À ton tour, John et Yves Berger (par Didier Ayres)
À ton tour, février 2019, trad. anglais Katya Berger Andreadakis, 104 pages, 20 €
Ecrivain(s): John et Yves Berger Edition: L'Atelier Contemporain
Le pouvoir de l’image
Correspondance originale du père et du fils, animée d’images : telles sont les lettres qu’accaparent des images, et soulignent le lien filial d’un père écrivain et d’un fils peintre. Car si la lecture d’une correspondance joue souvent, pour le liseur, sur la figure absente du destinataire, ici le vide est occupé par des illustrations venues de la grande peinture occidentale notamment. Ces vignettes ont ce pouvoir : manifester la présence. Elles sont ainsi supérieures au langage, dont le registre sourd facilite surtout la présentification de l’écrivain, de l’auteur. Cependant, ce ne sont pas des mots qui viendraient coudoyer, faire surgir les images, lesquelles au contraire serviraient à heurter l’écrit, à déformer suffisamment la forme écrite pour faire coexister un sentiment, et en ce cas la filiation paternelle, d’un lien filial entre un père et un fils, dont les références picturales sont des sortes de chevaux de Troie introduits dans chaque lettre, et qui ouvrent sur un champ qui dépasse manifestement la simple relation épistolière. Que l’on voie la Conversion de St-Paul du Caravage, ou les bouquets du Manet finissant, on ne quitte pas le propos fondamental : comment communiquent les images, et peuvent-elles soutenir l’expérience humaine d’une filiation réussie ?
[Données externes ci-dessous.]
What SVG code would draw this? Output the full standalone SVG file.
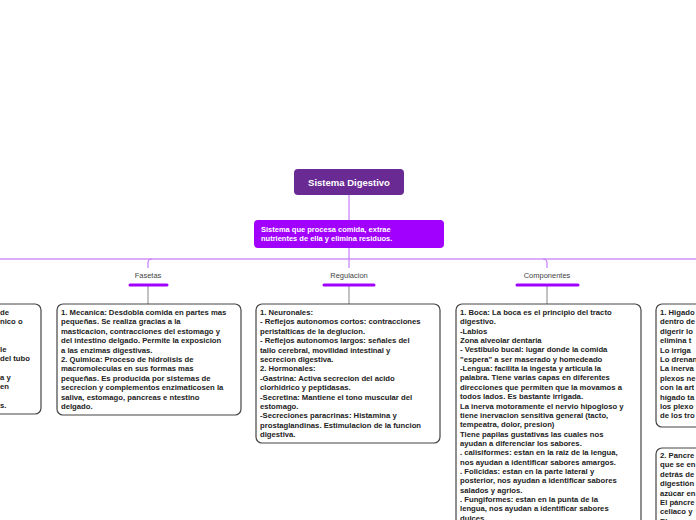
<svg xmlns="http://www.w3.org/2000/svg" width="696" height="520" viewBox="0 0 696 520">
<style>
.box{fill:#fff;stroke:#444;stroke-width:1.2}
.t{font-family:"Liberation Sans",Arial,sans-serif;font-size:7.7px;font-weight:bold;fill:#222}
.lbl{font-family:"Liberation Sans",Arial,sans-serif;font-size:7.5px;fill:#444;text-anchor:middle}
.ul{stroke:#a100ff;stroke-width:3;stroke-linecap:round}
.g{stroke:#999;stroke-width:1.2;fill:none}
.p{stroke:#c77dff;stroke-width:1.2;fill:none}
</style>
<rect width="696" height="520" fill="#fff"/>
<g id="connectors">
<line class="p" x1="349" y1="195" x2="349" y2="221"/>
<line x1="0" y1="259" x2="696" y2="259" stroke="#b45cf0" stroke-width="1.2"/>
<line class="p" x1="349" y1="248" x2="349" y2="268"/>
<path class="p" d="M148 268 V263 Q148 259 152 259"/>
<path class="p" d="M547 268 V263 Q547 259 543 259"/>
<line class="g" x1="148" y1="286" x2="148" y2="304"/>
<line class="g" x1="349" y1="286" x2="349" y2="304"/>
<line class="g" x1="547" y1="286" x2="547" y2="304"/>
</g>
<g id="root">
<rect x="294" y="169" width="110" height="26" rx="4" fill="#6a2a94"/>
<text x="349" y="186" text-anchor="middle" font-family="'Liberation Sans',Arial,sans-serif" font-size="9.5" font-weight="bold" fill="#fff">Sistema Digestivo</text>
</g>
<g id="desc">
<rect x="254" y="220" width="190" height="28" rx="4" fill="#a100ff"/>
<text x="261" y="232" font-family="'Liberation Sans',Arial,sans-serif" font-size="7.5" font-weight="bold" fill="#fff"><tspan x="261">Sistema que procesa comida, extrae</tspan><tspan x="261" dy="9">nutrientes de ella y elimina residuos.</tspan></text>
</g>
<g id="fasetas-label"><text class="lbl" x="148" y="278">Fasetas</text><line class="ul" x1="130" y1="285" x2="167" y2="285"/></g>
<g id="regulacion-label"><text class="lbl" x="349" y="278">Regulacion</text><line class="ul" x1="324" y1="285" x2="374" y2="285"/></g>
<g id="componentes-label"><text class="lbl" x="547" y="278">Componentes</text><line class="ul" x1="517" y1="285" x2="578" y2="285"/></g>
<g id="left-box">
<rect class="box" x="-20" y="304" width="61" height="110" rx="6"/>
<text class="t"><tspan x="0" y="315">de</tspan><tspan x="0" y="324">nico o</tspan><tspan x="0" y="352">le</tspan><tspan x="0" y="361">del tubo</tspan><tspan x="0" y="380">a y</tspan><tspan x="0" y="389">en</tspan><tspan x="0" y="408">s.</tspan></text>
</g>
<g id="fasetas-box">
<rect class="box" x="57" y="304" width="184" height="111" rx="6"/>
<text class="t"><tspan x="61" y="315">1. Mecanica: Desdobla comida en partes mas</tspan><tspan x="61" dy="9.4">pequeñas. Se realiza gracias a la</tspan><tspan x="61" dy="9.4">masticacion, contracciones del estomago y</tspan><tspan x="61" dy="9.4">del intestino delgado. Permite la exposicion</tspan><tspan x="61" dy="9.4">a las enzimas digestivas.</tspan><tspan x="61" dy="9.4">2. Quimica: Proceso de hidrolisis de</tspan><tspan x="61" dy="9.4">macromoleculas en sus formas mas</tspan><tspan x="61" dy="9.4">pequeñas. Es producida por sistemas de</tspan><tspan x="61" dy="9.4">secrecion y complementos enzimaticosen la</tspan><tspan x="61" dy="9.4">saliva, estomago, pancreas e ntestino</tspan><tspan x="61" dy="9.4">delgado.</tspan></text>
</g>
<g id="regulacion-box">
<rect class="box" x="256" y="304" width="184" height="139" rx="6"/>
<text class="t"><tspan x="260" y="315">1. Neuronales:</tspan><tspan x="260" dy="9.4">- Reflejos autonomos cortos: contracciones</tspan><tspan x="260" dy="9.4">peristalticas de la deglucion.</tspan><tspan x="260" dy="9.4">- Reflejos autonomos largos: señales del</tspan><tspan x="260" dy="9.4">tallo cerebral, movilidad intestinal y</tspan><tspan x="260" dy="9.4">secrecion digestiva.</tspan><tspan x="260" dy="9.4">2. Hormonales:</tspan><tspan x="260" dy="9.4">-Gastrina: Activa secrecion del acido</tspan><tspan x="260" dy="9.4">clorhidrico y peptidasas.</tspan><tspan x="260" dy="9.4">-Secretina: Mantiene el tono muscular del</tspan><tspan x="260" dy="9.4">estomago.</tspan><tspan x="260" dy="9.4">-Secreciones paracrinas: Histamina y</tspan><tspan x="260" dy="9.4">prostaglandinas. Estimulacion de la funcion</tspan><tspan x="260" dy="9.4">digestiva.</tspan></text>
</g>
<g id="componentes-box">
<rect class="box" x="456" y="304" width="185" height="230" rx="6"/>
<text class="t"><tspan x="460" y="315">1. Boca: La boca es el principio del tracto</tspan><tspan x="460" dy="9.35">digestivo.</tspan><tspan x="460" dy="9.35">-Labios</tspan><tspan x="460" dy="9.35">Zona alveolar dentaria</tspan><tspan x="460" dy="9.35">- Vestibulo bucal: lugar donde la comida</tspan><tspan x="460" dy="9.35">"espera" a ser maserado y homedeado</tspan><tspan x="460" dy="9.35">-Lengua: facilita la ingesta y articula la</tspan><tspan x="460" dy="9.35">palabra. Tiene varias capas en diferentes</tspan><tspan x="460" dy="9.35">direcciones que permiten que la movamos a</tspan><tspan x="460" dy="9.35">todos lados. Es bastante irrigada.</tspan><tspan x="460" dy="9.35">La inerva motoramente el nervio hipogloso y</tspan><tspan x="460" dy="9.35">tiene inervacion sensitiva general (tacto,</tspan><tspan x="460" dy="9.35">tempeatra, dolor, presion)</tspan><tspan x="460" dy="9.35">Tiene papilas gustativas las cuales nos</tspan><tspan x="460" dy="9.35">ayudan a diferenciar los sabores.</tspan><tspan x="460" dy="9.35">. calisiformes: estan en la raiz de la lengua,</tspan><tspan x="460" dy="9.35">nos ayudan a identificar sabores amargos.</tspan><tspan x="460" dy="9.35">. Folicidas: estan en la parte lateral y</tspan><tspan x="460" dy="9.35">posterior, nos ayudan a identificar sabores</tspan><tspan x="460" dy="9.35">salados y agrios.</tspan><tspan x="460" dy="9.35">. Fungiformes: estan en la punta de la</tspan><tspan x="460" dy="9.35">lengua, nos ayudan a identificar sabores</tspan><tspan x="460" dy="9.35">dulces.</tspan></text>
</g>
<g id="higado-box">
<rect class="box" x="656" y="304" width="80" height="123" rx="6"/>
<text class="t"><tspan x="660" y="315">1. Higado</tspan><tspan x="660" dy="9.4">dentro de</tspan><tspan x="660" dy="9.4">digerir lo</tspan><tspan x="660" dy="9.4">elimina t</tspan><tspan x="660" dy="9.4">Lo irriga</tspan><tspan x="660" dy="9.4">Lo drenan</tspan><tspan x="660" dy="9.4">La inerva</tspan><tspan x="660" dy="9.4">plexos ne</tspan><tspan x="660" dy="9.4">con la art</tspan><tspan x="660" dy="9.4">hígado ta</tspan><tspan x="660" dy="9.4">los plexo</tspan><tspan x="660" dy="9.4">de los tro</tspan></text>
</g>
<g id="pancreas-box">
<rect class="box" x="656" y="448" width="80" height="90" rx="6"/>
<text class="t"><tspan x="660" y="458">2. Pancre</tspan><tspan x="660" dy="9.4">que se en</tspan><tspan x="660" dy="9.4">detrás de</tspan><tspan x="660" dy="9.4">digestión</tspan><tspan x="660" dy="9.4">azúcar en</tspan><tspan x="660" dy="9.4">El páncre</tspan><tspan x="660" dy="9.4">celiaco y</tspan><tspan x="660" dy="9.4">El pancre</tspan></text>
</g>
</svg>
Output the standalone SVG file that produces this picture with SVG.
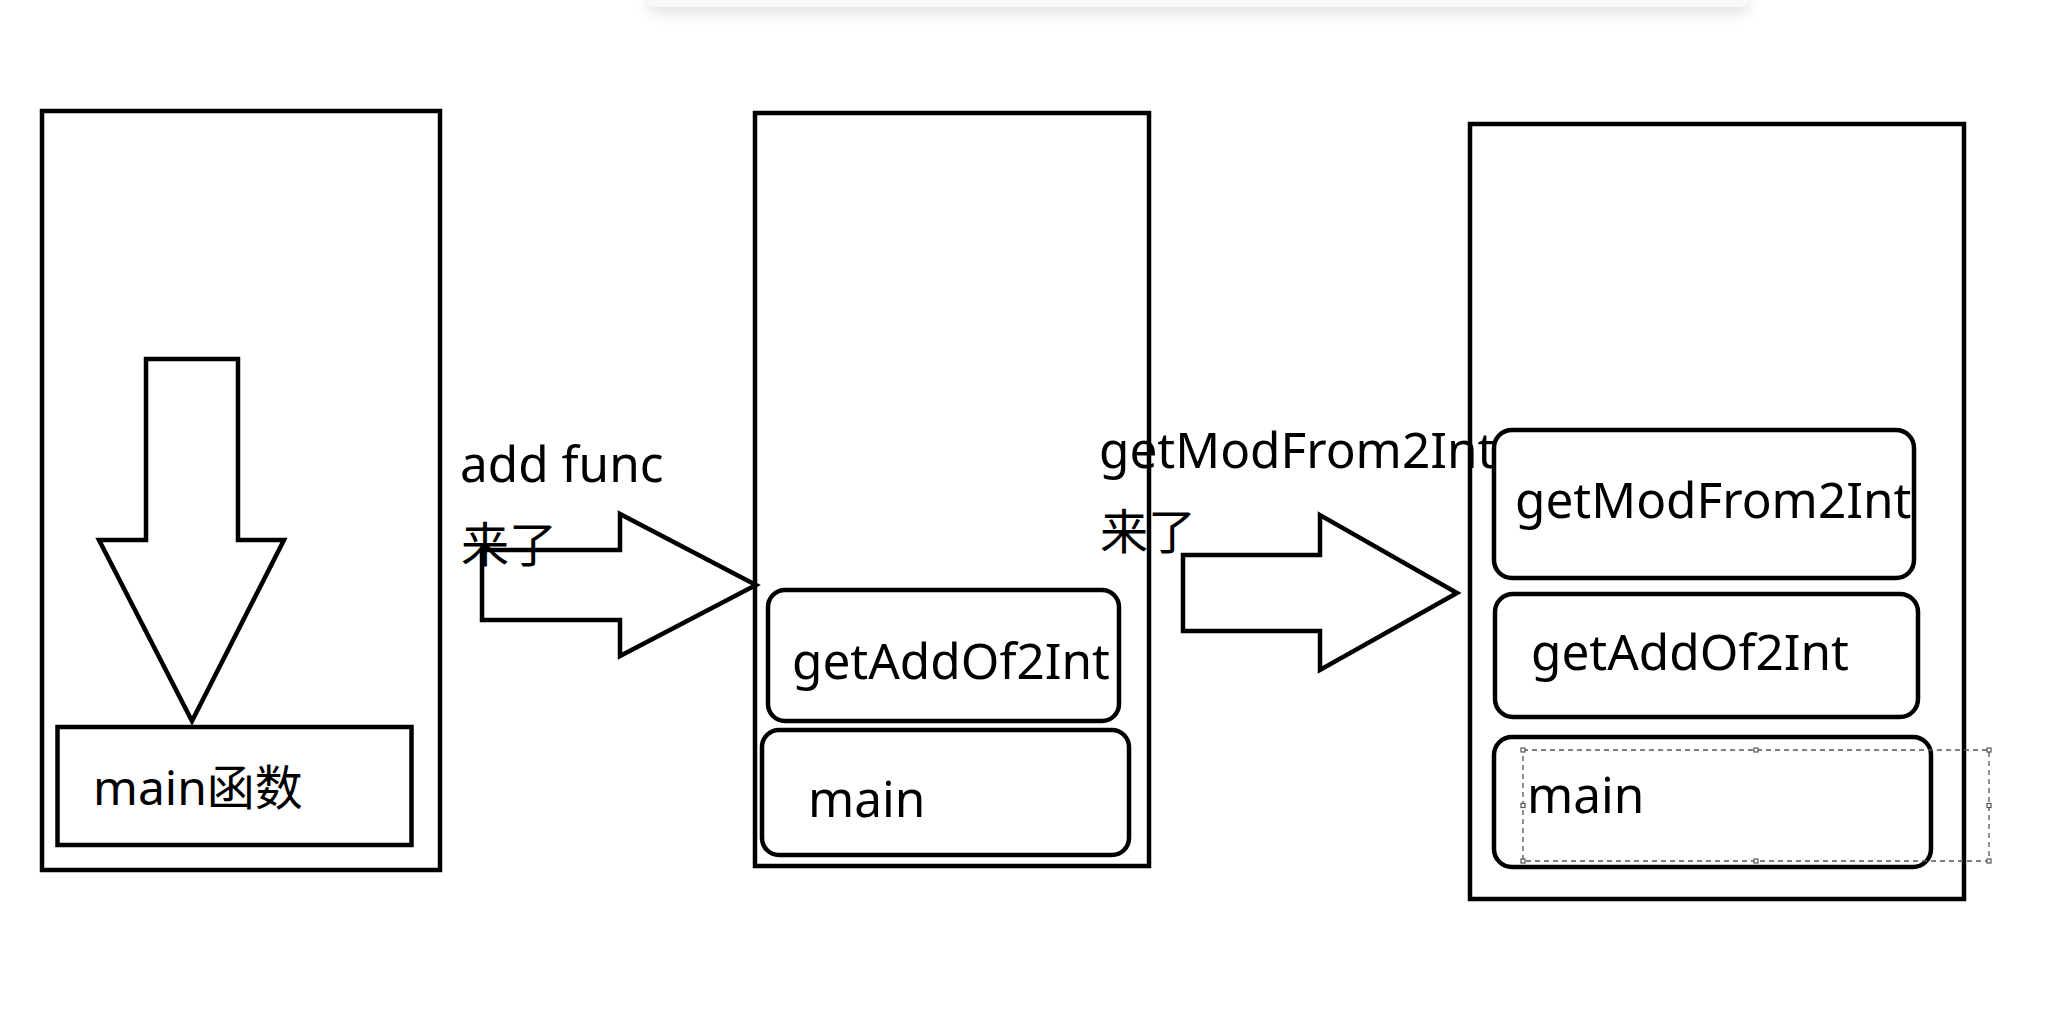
<svg xmlns="http://www.w3.org/2000/svg" width="2053" height="1021" viewBox="0 0 2053 1021">
<defs>
<style>
.frame{fill:none;stroke:#000;stroke-width:4.5}
.box{fill:#fff;stroke:#000;stroke-width:4.5}
.arrow{fill:none;stroke:#000;stroke-width:4.5;stroke-linejoin:miter}
.t{font-family:"Noto Sans","Noto Sans CJK SC",sans-serif;font-size:48px;fill:#000}
.w{font-size:49.5px}
.sel{fill:none;stroke:#555;stroke-width:1.3;stroke-dasharray:5 4}
.h{fill:#fff;stroke:#555;stroke-width:1.2}
</style>
<filter id="sh" x="-5%" y="-100%" width="110%" height="400%">
<feDropShadow dx="0" dy="6" stdDeviation="7" flood-color="#000" flood-opacity="0.12"/>
</filter>
</defs>
<rect width="2053" height="1021" fill="#fff"/>
<path id="card" d="M649,-10 H1748 V0 Q1748,7 1740,7 H657 Q649,7 649,0 Z" fill="#f8f8f8" filter="url(#sh)"/>

<g id="stack1">
<rect class="frame" x="42" y="111" width="398" height="759"/>
<g id="main-frame1">
<rect class="frame" x="57.5" y="727" width="354" height="118"/>
<text class="t" x="93" y="805">main函数</text>
</g>
</g>

<g id="stack2">
<rect class="frame" x="755" y="113" width="394" height="753"/>
<g id="getAdd2">
<rect class="box" x="768" y="590" width="351" height="131" rx="17"/>
<text class="t w" x="792" y="679">getAddOf2Int</text>
</g>
<g id="main2">
<rect class="box" x="762" y="730" width="367" height="125" rx="17"/>
<text class="t w" x="808" y="817">main</text>
</g>
</g>

<g id="labels">
<text class="t w" x="460" y="482">add func</text>
<text class="t" x="461" y="562">来了</text>
<text class="t w" x="1099" y="468">getModFrom2Int</text>
<text class="t" x="1100" y="549">来了</text>
</g>

<g id="stack3">
<rect class="frame" x="1470" y="124" width="494" height="775"/>
<g id="getMod3">
<rect class="box" x="1494" y="430" width="420" height="148" rx="18"/>
<text class="t w" x="1515" y="518">getModFrom2Int</text>
</g>
<g id="getAdd3">
<rect class="box" x="1495" y="594" width="423" height="123" rx="18"/>
<text class="t w" x="1531" y="670">getAddOf2Int</text>
</g>
<g id="main3">
<rect class="box" x="1494" y="737" width="437" height="130" rx="18"/>
<text class="t w" x="1527" y="813">main</text>
</g>
<g id="selection">
<rect class="sel" x="1523" y="750" width="466" height="111"/>
<rect class="h" x="1521" y="748" width="4" height="4"/>
<rect class="h" x="1754" y="748" width="4" height="4"/>
<rect class="h" x="1987" y="748" width="4" height="4"/>
<rect class="h" x="1521" y="803.5" width="4" height="4"/>
<rect class="h" x="1987" y="803.5" width="4" height="4"/>
<rect class="h" x="1521" y="859" width="4" height="4"/>
<rect class="h" x="1754" y="859" width="4" height="4"/>
<rect class="h" x="1987" y="859" width="4" height="4"/>
</g>
</g>

<g id="connectors">
<polygon class="arrow" points="146,359 238,359 238,540 284,540 192,721 99,540 146,540"/>
<polygon class="arrow" points="482,550 620,550 620,514 756,585 620,656 620,620 482,620"/>
<polygon class="arrow" points="1183,555 1320,555 1320,515 1457,593 1320,670 1320,631 1183,631"/>
</g>
</svg>
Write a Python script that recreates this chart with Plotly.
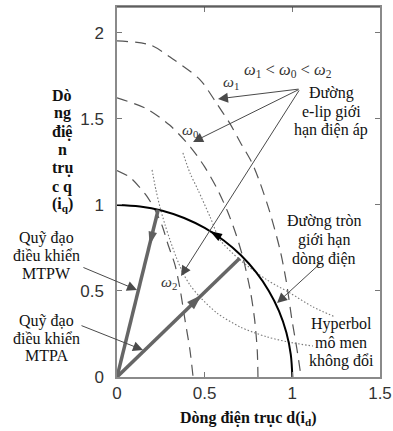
import math
import plotly.graph_objects as go

# ---------------- data ----------------
x_ticks = [0, 0.5, 1, 1.5]
x_tick_labels = ["0", "0.5", "1", "1.5"]
y_ticks = [0, 0.5, 1, 1.5, 2]
y_tick_labels = ["0", "0.5", "1", "1.5", "2"]

# current-limit circle (radius 1)
circle_id = [1.0, 0.991, 0.966, 0.924, 0.866, 0.793, 0.707, 0.609, 0.5, 0.383, 0.259, 0.131, 0.0]
circle_iq = [0.0, 0.131, 0.259, 0.383, 0.5, 0.609, 0.707, 0.793, 0.866, 0.924, 0.966, 0.991, 1.0]

# voltage-limit ellipses
ell_w1_id = [0.0, 0.188, 0.325, 0.474, 0.570, 0.645, 0.702, 0.770, 0.816, 0.873, 0.930, 0.964, 0.998, 1.027, 1.050]
ell_w1_iq = [1.953, 1.930, 1.843, 1.727, 1.587, 1.471, 1.366, 1.244, 1.128, 0.953, 0.738, 0.564, 0.331, 0.157, 0.0]

ell_w0_id = [0.0, 0.17, 0.30, 0.42, 0.50, 0.57, 0.63, 0.68, 0.72, 0.76, 0.785, 0.80, 0.804]
ell_w0_iq = [1.622, 1.558, 1.464, 1.335, 1.221, 1.096, 0.963, 0.825, 0.687, 0.503, 0.333, 0.153, 0.0]

ell_w2_id = [0.0, 0.074, 0.131, 0.171, 0.217, 0.257, 0.291, 0.331, 0.360, 0.388, 0.416, 0.434]
ell_w2_iq = [1.20, 1.16, 1.10, 1.05, 0.97, 0.88, 0.77, 0.65, 0.51, 0.33, 0.157, 0.0]

# constant-torque hyperbolas
hyp_low_id = [0.2, 0.222, 0.245, 0.274, 0.302, 0.337, 0.376, 0.416, 0.473, 0.570, 0.702, 0.856, 1.004, 1.118]
hyp_low_iq = [1.203, 1.087, 0.988, 0.884, 0.797, 0.698, 0.605, 0.535, 0.465, 0.372, 0.291, 0.233, 0.198, 0.180]

hyp_high_id = [0.376, 0.416, 0.462, 0.531, 0.588, 0.702, 0.856, 0.987, 1.118, 1.244]
hyp_high_iq = [1.302, 1.186, 1.087, 0.930, 0.797, 0.680, 0.564, 0.488, 0.407, 0.349]

# control trajectories
mtpa_id = [0.0, 0.70]
mtpa_iq = [0.0, 0.69]
mtpw_id = [0.0, 0.235]
mtpw_iq = [0.0, 0.972]

# ---------------- layout geometry ----------------
W, H = 393, 431
L, R, T, B = 117, 13, 7, 54
X0, X1 = 0.0, 1.5
Y0, Y1 = 0.0, 2.15
PW, PH = W - L - R, H - T - B
SX, SY = PW / (X1 - X0), PH / (Y1 - Y0)


def pxp(px):
    return (px - L) / PW


def pyp(py):
    return (H - B - py) / PH


SERIF = "Liberation Serif, Times New Roman, serif"
SANS = "Liberation Sans, Arial, sans-serif"

fig = go.Figure()

dash_style = dict(color="#555555", width=1.2, dash="11px,7px")
dot_style = dict(color="#7a7a7a", width=1.1, dash="1.5px,2px")

for xs, ys in [(ell_w1_id, ell_w1_iq), (ell_w0_id, ell_w0_iq), (ell_w2_id, ell_w2_iq)]:
    fig.add_trace(go.Scatter(x=xs, y=ys, mode="lines", line=dict(shape="spline", smoothing=0.8, **dash_style),
                             hoverinfo="skip", showlegend=False))
for xs, ys in [(hyp_low_id, hyp_low_iq), (hyp_high_id, hyp_high_iq)]:
    fig.add_trace(go.Scatter(x=xs, y=ys, mode="lines", line=dict(shape="spline", smoothing=0.8, **dot_style),
                             hoverinfo="skip", showlegend=False))

fig.add_trace(go.Scatter(x=circle_id, y=circle_iq, mode="lines",
                         line=dict(color="#000000", width=2, shape="spline"),
                         hoverinfo="skip", showlegend=False))

for xs, ys in [(mtpa_id, mtpa_iq), (mtpw_id, mtpw_iq)]:
    fig.add_trace(go.Scatter(x=xs, y=ys, mode="lines", line=dict(color="#666666", width=3.5),
                             hoverinfo="skip", showlegend=False))


# mid-line arrow heads (as rotated markers)
def head(x, y, dx, dy, color, size):
    ang = math.degrees(math.atan2(dx * SX, dy * SY))
    fig.add_trace(go.Scatter(x=[x], y=[y], mode="markers",
                             marker=dict(symbol="arrow", size=size, angle=ang, color=color,
                                         line=dict(width=0)),
                             hoverinfo="skip", showlegend=False))


head(0.482, 0.476, 0.70, 0.69, "#5f5f5f", 16)
head(0.186, 0.767, -0.235, -0.972, "#5f5f5f", 14)
head(0.53, 0.848, -0.848, 0.53, "#000000", 13)


# pointer arrows
def pointer(tip, tail, color="#4a4a4a"):
    fig.add_annotation(x=tip[0], y=tip[1], ax=tail[0], ay=tail[1], xref="x", yref="y",
                       axref="x", ayref="y", text="", showarrow=True, arrowhead=2,
                       arrowsize=2.0, arrowwidth=1, arrowcolor=color, standoff=0)


e_tail = (1.044, 1.674)
pointer((0.576, 1.616), e_tail)
pointer((0.434, 1.366), e_tail)
pointer((0.365, 0.587), e_tail)
pointer((0.913, 0.43), (1.169, 0.669))
pointer((0.114, 0.506), (-0.20, 0.64))
pointer((0.148, 0.157), (-0.211, 0.302))


# text helpers
def text_lines(lines, cx, cy_first, pitch, size, color="#111111", family=SERIF):
    for i, s in enumerate(lines):
        fig.add_annotation(x=pxp(cx), y=pyp(cy_first + i * pitch), xref="paper", yref="paper",
                           text=s, showarrow=False, xanchor="center", yanchor="middle",
                           font=dict(family=family, size=size, color=color))


text_lines(["<b>Dò</b>", "<b>ng</b>", "<b>điệ</b>", "<b>n</b>", "<b>trụ</b>", "<b>c q</b>",
            "<b>(i<sub>q</sub>)</b>"], 62, 95, 18.3, 16)
text_lines(["<b>Dòng điện trục d(i<sub>d</sub>)</b>"], 248, 418, 18, 16)
text_lines(["Quỹ đạo", "điều khiển", "MTPW"], 46, 238, 17.5, 16)
text_lines(["Quỹ đạo", "điều khiển", "MTPA"], 46, 321, 17.2, 16)
text_lines(["Đường", "e-lip giới", "hạn điện áp"], 331, 93, 18.5, 16)
text_lines(["Đường tròn", "giới hạn", "dòng điện"], 324, 221, 19.2, 16)
text_lines(["Hyperbol", "mô men", "không đổi"], 341, 324, 18.5, 16)

text_lines(["<i>ω</i><sub>1</sub> &lt; <i>ω</i><sub>0</sub> &lt; <i>ω</i><sub>2</sub>"], 288, 70, 18, 16.5, "#333333")
text_lines(["<i>ω</i><sub>1</sub>"], 231, 82, 18, 15.5, "#333333")
text_lines(["<i>ω</i><sub>0</sub>"], 190, 130, 18, 15.5, "#333333")
text_lines(["<i>ω</i><sub>2</sub>"], 169, 282, 18, 15.5, "#333333")

axis_common = dict(showgrid=False, zeroline=False, showline=True, linecolor="#8a8a8a", linewidth=1.5,
                   mirror="ticks", ticks="inside", ticklen=5, tickwidth=1, tickcolor="#777777",
                   tickfont=dict(family=SANS, size=17, color="#333333"), automargin=False)

fig.update_layout(
    width=W, height=H,
    margin=dict(l=L, r=R, t=T, b=B, pad=0),
    paper_bgcolor="white", plot_bgcolor="white",
    xaxis=dict(range=[X0, X1], tickvals=x_ticks, ticktext=x_tick_labels, ticklabelstandoff=0,
               **axis_common),
    yaxis=dict(range=[Y0, Y1], tickvals=y_ticks, ticktext=y_tick_labels, ticklabelstandoff=8,
               **axis_common),
    showlegend=False,
)

# darker thin top border as in the reference
fig.add_shape(type="line", xref="paper", yref="paper", x0=0, x1=1, y0=1, y1=1,
              line=dict(color="#333333", width=1))

fig.write_html("out.html", config={"displayModeBar": False},
               post_script="document.body.style.margin='0px';document.body.style.padding='0px';")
De plus, on est confronté au raisonnement sensible sur la peinture, en cheminant avec ces deux êtres attachés à la même chair, liés par des liens familiaux, et qui prennent pour amie la peinture comme lieu et mode du temps qui passe. Par ailleurs, on se questionne sur la reconnaissance publique, ou encore sur le doute inhérent à toute activité de création. On y cherche le principe de l’oubli de la forme stricte de la réalité pour aller sans coup férir, à la peinture, laquelle énonce une relation entre le liseur, devenu spectateur, et l’œuvre.
Deux formes à partir desquelles Cézanne et Giacometti ont passé une quantité incalculable de temps et d’énergie à saisir ce que voir veut dire.
Ainsi, ce dialogue, que l’on pourrait assimiler aux échanges d’un Jacques le fataliste, nous berce intelligemment dans le mystère et le pouvoir des choses vues, sans quitter néanmoins la norme de la lettre, de l’épitre, tout en conservant un lien avec les œuvres reproduites, le tout rapporté au style sobre des deux correspondants.
Le paradoxe, derrière toute question posée, réside dans le fait que le questionneur croit pouvoir obtenir une réponse. Il éprouve une sorte de foi.
Une foi absente de la plupart des images religieuses, mais présente, par exemple, dans les cruches et les briques de Morandi. Non ?
Puis, le livre balance dans une sorte de correspondance purement visuelle, où le père et le fils « s’écrivent » si je puis dire, avec des dessins et solidifient les liens en épaississant, en agrandissant, en élargissant cette relation grâce aux images. Cela devient une relation rêvée, faite en quelque sorte d’une idée qui peut seulement se tenir au registre de la peinture ou du dessin. Donc, on finit par ne plus savoir ce qui est prétexte et à quoi. Le langage s’absente presque, n’existe qu’à la condition de l’énigme de la chose dessinée, et le livre tend, vers la fin, à passer du champ verbal au pur champ lexical du peint.